VH-UNT   Genairco                                         (c/n  11)

                                    
                                   
                                         
                                       VH-UNT was built in the Genairco hangar at Mascot in April 1930 and fitted with a Cirrus Hermes.
                                       (These aircraft were often called Genairco Moths)   It was bought new by airline pioneer Keith Virtue
                                       and the following year registered to his New England Airways at Lismore NSW.    The photo above
                                       is via Bruce Robinson, whilst the somewhat blurry one below (at least showing the whole aircraft) is
                                       from the Frank Walters collection.  .Below that is a photo from the Ipswich (Qld) City Library collec-
                                       tion and the caption reads:  "Before the air crash in Herb Dutney's sorgum patch near Rosewood. The
                                       plane was owned by Constable Appleby* who would take people for joy  rides".    The panoramic 
                                       scene (photo no. 4) is another from the Bruce Robinson collection and shows it at an air show at
                                       Lismore in 1931 (the year I was born), whilst owned by Virtue.  VH-UNT crashed at Evans Head,
                                       NSW on 1 April 1934 and was stricken off the register.   Ross Stenhouse provides the newspaper
                                       image of it at the foot of the page.  Another lapse of CofA occurred in May 1936.      It was then
                                        acquired by F.E.Biffen of Casino, NSW and a new CofA applied for in August of 1938.  

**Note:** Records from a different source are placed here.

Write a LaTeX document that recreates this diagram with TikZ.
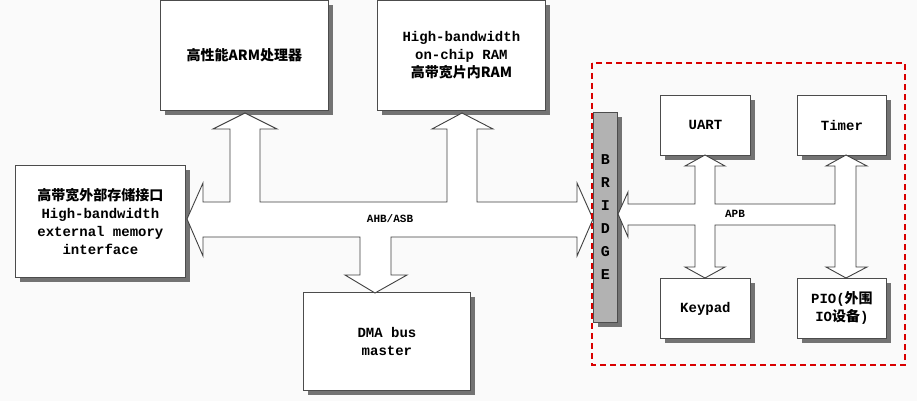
\documentclass[tikz,border=0pt]{standalone}
\usepackage{fontspec}
\setmonofont{Liberation Mono}
\newfontfamily\cjk{Noto Sans CJK SC}
\usetikzlibrary{shadows}
\begin{document}
\begin{tikzpicture}[x=1pt,y=-1pt,
  box/.style={draw=black!70,line width=0.8pt,fill=white,inner sep=0pt,anchor=north west,align=center,
    font=\ttfamily\bfseries\fontsize{14}{18}\selectfont,
    drop shadow={shadow xshift=5pt,shadow yshift=-5pt,fill=black!55,opacity=1}},
  bus/.style={draw=black!75,line width=0.9pt,fill=white},
  lbl/.style={font=\ttfamily\bfseries\fontsize{11}{13}\selectfont}]
\useasboundingbox[fill=black!2] (0,0) rectangle (917,401);
\node[box,minimum width=168,minimum height=110] (arm) at (160,0) {{\cjk\bfseries 高性能ARM处理器}};
\node[box,minimum width=168,minimum height=110] (ram) at (377,0) {High-bandwidth\\on-chip RAM\\{\cjk\bfseries 高带宽片内RAM}};
\node[box,minimum width=170,minimum height=112] (ext) at (15,165) {{\cjk\bfseries 高带宽外部存储接口}\\High-bandwidth\\external memory\\interface};
\node[box,minimum width=167,minimum height=98] (dma) at (303,292) {DMA bus\\master};
\node[box,fill=black!30,minimum width=24,minimum height=210,font=\ttfamily\bfseries\fontsize{15}{23}\selectfont] (br) at (593,112) {B\\R\\I\\D\\G\\E};
\node[box,minimum width=90,minimum height=60] (uart) at (660,95) {UART};
\node[box,minimum width=89,minimum height=60] (timer) at (797,95) {Timer};
\node[box,minimum width=90,minimum height=60] (key) at (660,278) {Keypad};
\node[box,minimum width=89,minimum height=60] (pio) at (797,278) {PIO({\cjk\bfseries 外围}\\IO{\cjk\bfseries 设备})};
\draw[bus] (187,219) -- (203,183) -- (203,202) -- (230,202) -- (230,129) -- (213,129) -- (245,113) -- (277,129) -- (260,129) -- (260,202) -- (447,202) -- (447,129) -- (432,129) -- (462,113) -- (493,129) -- (477,129) -- (477,202) -- (577,202) -- (577,183) -- (593,219) -- (577,256) -- (577,237) -- (391,237) -- (391,275) -- (407,275) -- (375,293) -- (345,275) -- (360,275) -- (360,237) -- (203,237) -- (203,256) -- cycle;
\node[lbl] (ahb) at (390,219) {AHB/ASB};
\draw[bus] (618,214) -- (628,192) -- (628,204) -- (695,204) -- (695,166) -- (685,166) -- (705,155) -- (725,166) -- (715,166) -- (715,204) -- (835,204) -- (835,166) -- (826,166) -- (846,155) -- (867,166) -- (856,166) -- (856,267) -- (867,267) -- (846,278) -- (826,267) -- (835,267) -- (835,225) -- (715,225) -- (715,267) -- (725,267) -- (705,278) -- (685,267) -- (695,267) -- (695,225) -- (628,225) -- (628,237) -- cycle;
\node[lbl] (apb) at (735,214) {APB};
\draw[red!85!black,dash pattern=on 6pt off 4pt,line width=1.3pt] (592,63) rectangle (905,365);
\end{tikzpicture}
\end{document}
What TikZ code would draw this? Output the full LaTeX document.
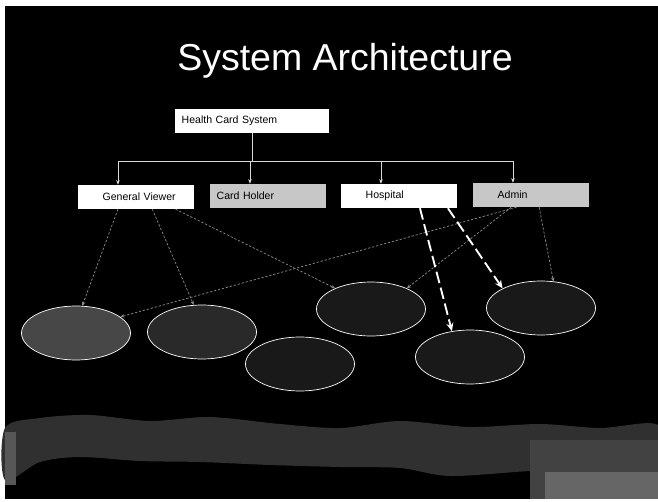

                                       When this was issued the aircraft was re-registered VH-UZR (unusual for Australia, at that time). 
                                  *   The Register states that it was not registered to T.J. Appleby until May 1934, a month after the Evans
                                       Head crash, so whether it crashed again (quite likely) in the hands of Constable Appleby is not explicitly
                                       spelled out.